Portrait of John Witherspoon hanging in the Second Bank of the United States Portrait Gallery

John Witherspoon was one of the Founding Fathers of the United States. Born in Gifford, Scotland in 1723, Witherspoon was one of only eight immigrants to sign The Declaration of Independence. Witherspoon was educated in Scotland and graduated from the University of Edinburgh in 1739.  Witherspoon was a devout Protestant and became a minister in the Church of Scotland. In 1768, Witherspoon accepted the job to become President of the College of New Jersey (now Princeton University), and he and his family emigrated to New Jersey.  

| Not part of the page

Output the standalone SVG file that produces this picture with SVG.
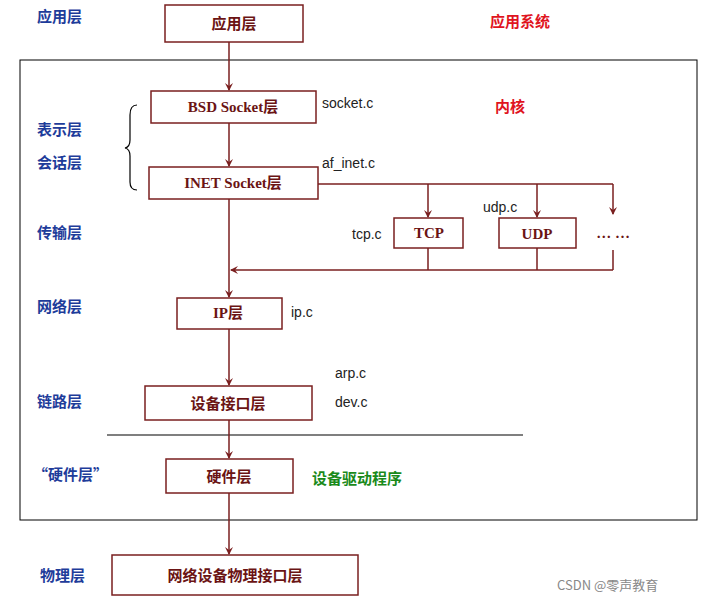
<svg xmlns="http://www.w3.org/2000/svg" width="709" height="603" viewBox="0 0 709 603">
<defs>
<marker id="a" markerWidth="8" markerHeight="8" refX="7" refY="4" orient="auto" markerUnits="userSpaceOnUse"><path d="M0,0 L8,4 L0,8 L3,4 Z" fill="#7a1f1f"/></marker>
<style>
.b{fill:#fff;stroke:#7a1f1f;stroke-width:1.5}
.t{font-family:"Liberation Serif","Noto Sans CJK SC",serif;font-weight:bold;font-size:15px;fill:#6b1414;text-anchor:middle}
.l{font-family:"Noto Sans CJK SC",sans-serif;font-weight:bold;font-size:15px;fill:#1e3c9a}
.f{font-family:"Liberation Sans",sans-serif;font-size:14px;fill:#222}
.c{fill:none;stroke:#7a1f1f;stroke-width:1.5}
</style>
</defs>
<rect width="709" height="603" fill="#fff"/>
<rect x="20" y="60" width="677" height="460" fill="none" stroke="#000" stroke-width="1"/>
<line x1="107" y1="435" x2="523" y2="435" stroke="#000" stroke-width="1.2"/>
<path d="M137,105 Q130,105 130,115 L130,140 Q130,147 125,148 Q130,149 130,156 L130,182 Q130,190 137,190" fill="none" stroke="#000" stroke-width="1.2"/>
<g id="connectors">
<line class="c" x1="229" y1="42" x2="229" y2="90" marker-end="url(#a)"/>
<line class="c" x1="229" y1="123" x2="229" y2="166" marker-end="url(#a)"/>
<line class="c" x1="229" y1="199" x2="229" y2="297" marker-end="url(#a)"/>
<path class="c" d="M318,184 H613"/>
<line class="c" x1="428" y1="184" x2="428" y2="217" marker-end="url(#a)"/>
<line class="c" x1="537" y1="184" x2="537" y2="217" marker-end="url(#a)"/>
<line class="c" x1="613" y1="184" x2="613" y2="214" marker-end="url(#a)"/>
<path class="c" d="M428,248 V270 M537,248 V270 M613,250 V270"/>
<line class="c" x1="613" y1="270" x2="231" y2="270" marker-end="url(#a)"/>
<line class="c" x1="229" y1="329" x2="229" y2="385" marker-end="url(#a)"/>
<line class="c" x1="229" y1="420" x2="229" y2="458" marker-end="url(#a)"/>
<line class="c" x1="229" y1="493" x2="229" y2="554" marker-end="url(#a)"/>
</g>
<g id="app"><rect class="b" x="165" y="5" width="138" height="37"/><text class="t" x="234" y="29">应用层</text></g>
<g id="bsd"><rect class="b" x="151" y="91" width="165" height="32"/><text class="t" x="233" y="112">BSD Socket层</text></g>
<g id="inet"><rect class="b" x="149" y="167" width="169" height="32"/><text class="t" x="233" y="188">INET Socket层</text></g>
<g id="tcp"><rect class="b" x="394" y="218" width="69" height="30"/><text class="t" x="429" y="238">TCP</text></g>
<g id="udp"><rect class="b" x="499" y="218" width="77" height="30"/><text class="t" x="537" y="239">UDP</text></g>
<g id="more"><text class="t" x="613" y="238">… …</text></g>
<g id="ip"><rect class="b" x="177" y="298" width="105" height="31"/><text class="t" x="228" y="318">IP层</text></g>
<g id="dev"><rect class="b" x="145" y="386" width="167" height="34"/><text class="t" x="228" y="409">设备接口层</text></g>
<g id="hw"><rect class="b" x="166" y="459" width="127" height="34"/><text class="t" x="229" y="482">硬件层</text></g>
<g id="phy"><rect class="b" x="112" y="555" width="246" height="40"/><text class="t" x="235" y="581">网络设备物理接口层</text></g>
<g id="labels">
<text class="l" x="37" y="22">应用层</text>
<text class="l" x="37" y="135">表示层</text>
<text class="l" x="37" y="168">会话层</text>
<text class="l" x="37" y="238">传输层</text>
<text class="l" x="37" y="312">网络层</text>
<text class="l" x="37" y="407">链路层</text>
<text class="l" x="33" y="480">“硬件层”</text>
<text class="l" x="40" y="581">物理层</text>
<text class="f" x="322" y="108">socket.c</text>
<text class="f" x="322" y="168">af_inet.c</text>
<text class="f" x="483" y="212">udp.c</text>
<text class="f" x="352" y="239">tcp.c</text>
<text class="f" x="291" y="317">ip.c</text>
<text class="f" x="335" y="378">arp.c</text>
<text class="f" x="335" y="407">dev.c</text>
<text class="l" x="490" y="27" style="fill:#e0141e">应用系统</text>
<text class="l" x="495" y="112" style="fill:#e0141e">内核</text>
<text class="l" x="312" y="484" style="fill:#1a8a1a">设备驱动程序</text>
<text x="557" y="590" style="font-family:'Noto Sans CJK SC',sans-serif;font-size:13px;fill:#888">CSDN @零声教育</text>
</g>
</svg>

While only in the American Colonies for a few years at the time, Witherspoon became swept up in the conflict between Great Britain and the American Colonies. Witherspoon was offended by Britain's increasing interference in local matters, especially when it came to favoring the Church of England over Protestant Religions. Witherspoon joined the Committees of Correspondence and Safety in 1776 and then later that year was appointed to Second Continental Congress.  Witherspoon voted for Independence, and he signed The Declaration of Independence. After signing The Declaration of Independence on August 2, 1776, Witherspoon continued to serve in the Second Continental Congress (he helped to draft the Articles of Confederation), and then served in the Congress of the Confederation until 1784.

Upon leaving the Continental Congress, Witherspoon returned to Princeton and was responsible for overseeing the reconstruction of the campus as it had been damaged during the Revolutionary War.  Witherspoon also served on the New Jersey Legislative council before he died in 1794.

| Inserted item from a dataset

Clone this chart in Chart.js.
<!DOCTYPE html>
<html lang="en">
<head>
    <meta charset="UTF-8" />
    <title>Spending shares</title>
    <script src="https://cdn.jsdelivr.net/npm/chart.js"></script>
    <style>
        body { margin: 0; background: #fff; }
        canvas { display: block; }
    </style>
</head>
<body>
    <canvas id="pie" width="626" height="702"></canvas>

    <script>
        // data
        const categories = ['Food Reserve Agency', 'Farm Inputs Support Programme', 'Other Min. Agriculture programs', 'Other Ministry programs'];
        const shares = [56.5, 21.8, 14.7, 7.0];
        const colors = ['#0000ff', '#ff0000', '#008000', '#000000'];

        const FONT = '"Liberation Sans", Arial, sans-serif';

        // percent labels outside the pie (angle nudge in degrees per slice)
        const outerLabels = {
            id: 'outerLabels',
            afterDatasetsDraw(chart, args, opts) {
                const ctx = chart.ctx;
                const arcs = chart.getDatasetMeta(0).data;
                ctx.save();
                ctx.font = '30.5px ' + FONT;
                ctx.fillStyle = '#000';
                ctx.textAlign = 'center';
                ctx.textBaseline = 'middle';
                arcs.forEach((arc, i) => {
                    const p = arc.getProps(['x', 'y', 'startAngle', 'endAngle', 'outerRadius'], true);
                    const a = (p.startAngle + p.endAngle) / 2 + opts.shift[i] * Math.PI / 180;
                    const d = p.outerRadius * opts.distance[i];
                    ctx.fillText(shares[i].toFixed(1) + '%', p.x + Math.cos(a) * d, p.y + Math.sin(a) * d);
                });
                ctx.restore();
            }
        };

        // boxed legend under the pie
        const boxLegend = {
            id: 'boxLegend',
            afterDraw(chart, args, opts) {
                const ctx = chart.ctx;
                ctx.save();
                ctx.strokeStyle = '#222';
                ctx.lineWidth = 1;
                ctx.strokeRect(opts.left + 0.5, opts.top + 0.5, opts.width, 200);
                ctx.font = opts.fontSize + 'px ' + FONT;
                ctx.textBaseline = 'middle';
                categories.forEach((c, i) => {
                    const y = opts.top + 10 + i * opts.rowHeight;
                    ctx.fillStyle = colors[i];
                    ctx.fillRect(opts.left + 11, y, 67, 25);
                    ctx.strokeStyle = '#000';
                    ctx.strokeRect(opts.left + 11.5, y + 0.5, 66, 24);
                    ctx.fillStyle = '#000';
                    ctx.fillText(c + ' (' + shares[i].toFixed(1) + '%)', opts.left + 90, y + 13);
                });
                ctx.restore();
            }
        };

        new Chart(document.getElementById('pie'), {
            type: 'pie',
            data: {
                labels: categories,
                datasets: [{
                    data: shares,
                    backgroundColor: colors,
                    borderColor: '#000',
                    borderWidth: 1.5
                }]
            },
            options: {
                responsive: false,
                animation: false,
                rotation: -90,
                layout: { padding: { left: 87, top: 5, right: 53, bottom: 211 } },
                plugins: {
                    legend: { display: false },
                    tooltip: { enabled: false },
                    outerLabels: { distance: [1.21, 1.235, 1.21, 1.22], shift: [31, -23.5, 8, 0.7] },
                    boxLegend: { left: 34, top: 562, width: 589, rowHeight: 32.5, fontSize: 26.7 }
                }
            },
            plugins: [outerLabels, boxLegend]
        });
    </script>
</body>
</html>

John Witherspoon in Philadelphia

Witherspoon arrived in Philadelphia as a Delegate to the Second Continental Congress. Witherspoon would remain a member of the Continental Congress until 1784, spending most of that time in Philadelphia. While serving as a member of the Second Continental Congress, Witherspoon worked at Independence Hall, and he would eventually sign The Declaration of Independence. A plaque commemorating Witherspoon for signing The Declaration of Independence can be found on Signers' Walk on the 600 block of Chestnut Street (between 5th and 6th Streets). Witherspoon spent most of his 25 plus years in America living in the greater Philadelphia area since his home near Princeton University was only about 35 miles outside of Philadelphia.